Records with drawing code
* * * * * * * * *

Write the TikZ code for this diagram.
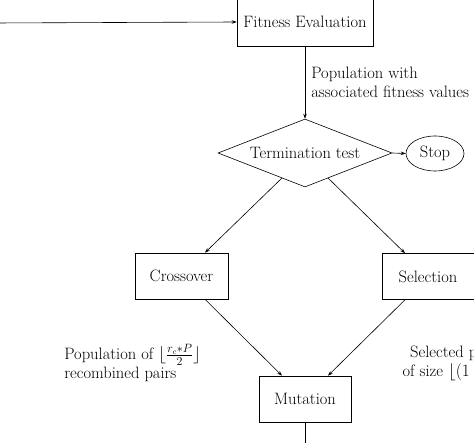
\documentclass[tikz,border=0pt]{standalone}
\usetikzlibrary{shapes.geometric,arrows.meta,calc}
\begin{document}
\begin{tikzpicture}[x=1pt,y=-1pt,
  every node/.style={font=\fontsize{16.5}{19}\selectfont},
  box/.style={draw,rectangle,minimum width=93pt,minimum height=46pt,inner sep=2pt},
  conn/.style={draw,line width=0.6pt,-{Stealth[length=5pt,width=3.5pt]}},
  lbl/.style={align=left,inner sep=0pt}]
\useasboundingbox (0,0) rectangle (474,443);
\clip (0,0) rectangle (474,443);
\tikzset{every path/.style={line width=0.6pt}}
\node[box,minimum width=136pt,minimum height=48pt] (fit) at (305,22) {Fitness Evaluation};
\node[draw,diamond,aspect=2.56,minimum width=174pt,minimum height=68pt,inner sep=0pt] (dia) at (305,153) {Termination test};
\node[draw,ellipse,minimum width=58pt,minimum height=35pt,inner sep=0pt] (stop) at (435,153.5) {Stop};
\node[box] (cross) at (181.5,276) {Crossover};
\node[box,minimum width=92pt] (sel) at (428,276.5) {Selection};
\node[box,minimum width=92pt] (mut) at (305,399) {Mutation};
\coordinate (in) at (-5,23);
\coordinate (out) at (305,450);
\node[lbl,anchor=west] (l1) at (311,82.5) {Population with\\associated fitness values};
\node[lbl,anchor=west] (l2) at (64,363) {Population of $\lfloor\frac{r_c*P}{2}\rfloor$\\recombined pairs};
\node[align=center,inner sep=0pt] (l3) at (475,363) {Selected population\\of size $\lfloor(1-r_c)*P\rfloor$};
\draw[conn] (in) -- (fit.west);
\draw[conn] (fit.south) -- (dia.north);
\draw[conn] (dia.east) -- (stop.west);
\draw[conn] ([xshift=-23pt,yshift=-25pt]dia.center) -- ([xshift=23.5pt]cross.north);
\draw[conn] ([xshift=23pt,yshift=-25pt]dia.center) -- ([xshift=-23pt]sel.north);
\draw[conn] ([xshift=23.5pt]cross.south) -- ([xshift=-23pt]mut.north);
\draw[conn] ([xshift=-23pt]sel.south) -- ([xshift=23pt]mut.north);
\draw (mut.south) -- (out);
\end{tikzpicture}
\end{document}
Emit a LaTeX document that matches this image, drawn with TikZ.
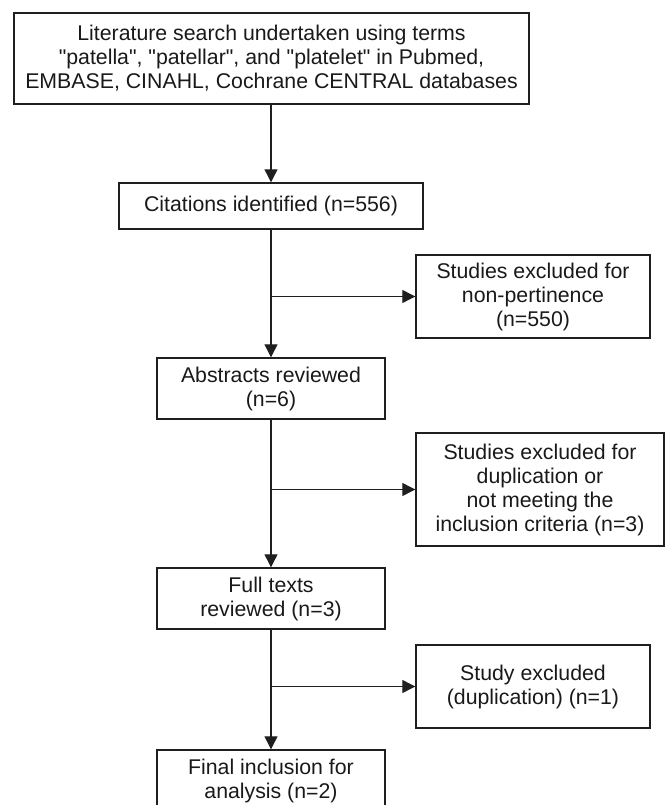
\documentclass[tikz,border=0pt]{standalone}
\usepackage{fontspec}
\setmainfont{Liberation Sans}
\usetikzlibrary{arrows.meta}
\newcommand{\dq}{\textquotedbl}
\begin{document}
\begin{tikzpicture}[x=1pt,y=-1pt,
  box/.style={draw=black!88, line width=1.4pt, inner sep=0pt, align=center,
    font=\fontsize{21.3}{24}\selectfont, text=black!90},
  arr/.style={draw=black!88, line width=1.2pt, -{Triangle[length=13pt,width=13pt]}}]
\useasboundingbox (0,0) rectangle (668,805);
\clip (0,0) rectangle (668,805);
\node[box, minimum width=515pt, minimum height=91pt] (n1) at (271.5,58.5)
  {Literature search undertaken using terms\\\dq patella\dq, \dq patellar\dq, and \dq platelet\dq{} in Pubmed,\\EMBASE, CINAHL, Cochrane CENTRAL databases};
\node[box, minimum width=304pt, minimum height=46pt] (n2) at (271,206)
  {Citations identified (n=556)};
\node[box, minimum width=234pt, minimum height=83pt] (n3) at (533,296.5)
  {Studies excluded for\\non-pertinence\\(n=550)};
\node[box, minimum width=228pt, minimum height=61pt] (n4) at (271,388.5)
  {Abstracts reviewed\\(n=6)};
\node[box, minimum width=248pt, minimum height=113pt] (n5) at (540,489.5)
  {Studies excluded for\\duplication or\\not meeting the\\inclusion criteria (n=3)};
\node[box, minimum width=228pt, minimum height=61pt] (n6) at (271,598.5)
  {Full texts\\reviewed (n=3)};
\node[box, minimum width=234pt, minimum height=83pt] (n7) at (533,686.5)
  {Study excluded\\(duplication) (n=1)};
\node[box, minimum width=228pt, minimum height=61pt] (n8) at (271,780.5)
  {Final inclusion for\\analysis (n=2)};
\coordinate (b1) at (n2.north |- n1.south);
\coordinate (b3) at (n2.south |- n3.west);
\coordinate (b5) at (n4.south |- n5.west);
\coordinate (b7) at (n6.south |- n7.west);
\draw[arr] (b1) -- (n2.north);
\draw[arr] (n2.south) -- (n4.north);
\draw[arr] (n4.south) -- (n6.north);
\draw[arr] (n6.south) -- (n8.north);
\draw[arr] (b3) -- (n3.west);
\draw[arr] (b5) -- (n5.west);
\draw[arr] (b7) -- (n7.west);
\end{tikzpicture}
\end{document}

* * * * * * * * *

Return the full material word for word. Do not include the pictures.

Write the TikZ code for this diagram.
\documentclass[tikz,border=0pt]{standalone}
\usetikzlibrary{shapes.geometric,arrows.meta,calc}
\begin{document}
\begin{tikzpicture}[x=1pt,y=-1pt,
  every node/.style={font=\fontsize{16.5}{19}\selectfont},
  box/.style={draw,rectangle,minimum width=93pt,minimum height=46pt,inner sep=2pt},
  conn/.style={draw,line width=0.6pt,-{Stealth[length=5pt,width=3.5pt]}},
  lbl/.style={align=left,inner sep=0pt}]
\useasboundingbox (0,0) rectangle (474,443);
\clip (0,0) rectangle (474,443);
\tikzset{every path/.style={line width=0.6pt}}
\node[box,minimum width=136pt,minimum height=48pt] (fit) at (305,22) {Fitness Evaluation};
\node[draw,diamond,aspect=2.56,minimum width=174pt,minimum height=68pt,inner sep=0pt] (dia) at (305,153) {Termination test};
\node[draw,ellipse,minimum width=58pt,minimum height=35pt,inner sep=0pt] (stop) at (435,153.5) {Stop};
\node[box] (cross) at (181.5,276) {Crossover};
\node[box,minimum width=92pt] (sel) at (428,276.5) {Selection};
\node[box,minimum width=92pt] (mut) at (305,399) {Mutation};
\coordinate (in) at (-5,23);
\coordinate (out) at (305,450);
\node[lbl,anchor=west] (l1) at (311,82.5) {Population with\\associated fitness values};
\node[lbl,anchor=west] (l2) at (64,363) {Population of $\lfloor\frac{r_c*P}{2}\rfloor$\\recombined pairs};
\node[align=center,inner sep=0pt] (l3) at (475,363) {Selected population\\of size $\lfloor(1-r_c)*P\rfloor$};
\draw[conn] (in) -- (fit.west);
\draw[conn] (fit.south) -- (dia.north);
\draw[conn] (dia.east) -- (stop.west);
\draw[conn] ([xshift=-23pt,yshift=-25pt]dia.center) -- ([xshift=23.5pt]cross.north);
\draw[conn] ([xshift=23pt,yshift=-25pt]dia.center) -- ([xshift=-23pt]sel.north);
\draw[conn] ([xshift=23.5pt]cross.south) -- ([xshift=-23pt]mut.north);
\draw[conn] ([xshift=-23pt]sel.south) -- ([xshift=23pt]mut.north);
\draw (mut.south) -- (out);
\end{tikzpicture}
\end{document}
Emit a LaTeX document that matches this image, drawn with TikZ.
\documentclass[tikz,border=0pt]{standalone}
\usepackage{fontspec}
\setmainfont{Liberation Sans}
\usetikzlibrary{arrows.meta}
\newcommand{\dq}{\textquotedbl}
\begin{document}
\begin{tikzpicture}[x=1pt,y=-1pt,
  box/.style={draw=black!88, line width=1.4pt, inner sep=0pt, align=center,
    font=\fontsize{21.3}{24}\selectfont, text=black!90},
  arr/.style={draw=black!88, line width=1.2pt, -{Triangle[length=13pt,width=13pt]}}]
\useasboundingbox (0,0) rectangle (668,805);
\clip (0,0) rectangle (668,805);
\node[box, minimum width=515pt, minimum height=91pt] (n1) at (271.5,58.5)
  {Literature search undertaken using terms\\\dq patella\dq, \dq patellar\dq, and \dq platelet\dq{} in Pubmed,\\EMBASE, CINAHL, Cochrane CENTRAL databases};
\node[box, minimum width=304pt, minimum height=46pt] (n2) at (271,206)
  {Citations identified (n=556)};
\node[box, minimum width=234pt, minimum height=83pt] (n3) at (533,296.5)
  {Studies excluded for\\non-pertinence\\(n=550)};
\node[box, minimum width=228pt, minimum height=61pt] (n4) at (271,388.5)
  {Abstracts reviewed\\(n=6)};
\node[box, minimum width=248pt, minimum height=113pt] (n5) at (540,489.5)
  {Studies excluded for\\duplication or\\not meeting the\\inclusion criteria (n=3)};
\node[box, minimum width=228pt, minimum height=61pt] (n6) at (271,598.5)
  {Full texts\\reviewed (n=3)};
\node[box, minimum width=234pt, minimum height=83pt] (n7) at (533,686.5)
  {Study excluded\\(duplication) (n=1)};
\node[box, minimum width=228pt, minimum height=61pt] (n8) at (271,780.5)
  {Final inclusion for\\analysis (n=2)};
\coordinate (b1) at (n2.north |- n1.south);
\coordinate (b3) at (n2.south |- n3.west);
\coordinate (b5) at (n4.south |- n5.west);
\coordinate (b7) at (n6.south |- n7.west);
\draw[arr] (b1) -- (n2.north);
\draw[arr] (n2.south) -- (n4.north);
\draw[arr] (n4.south) -- (n6.north);
\draw[arr] (n6.south) -- (n8.north);
\draw[arr] (b3) -- (n3.west);
\draw[arr] (b5) -- (n5.west);
\draw[arr] (b7) -- (n7.west);
\end{tikzpicture}
\end{document}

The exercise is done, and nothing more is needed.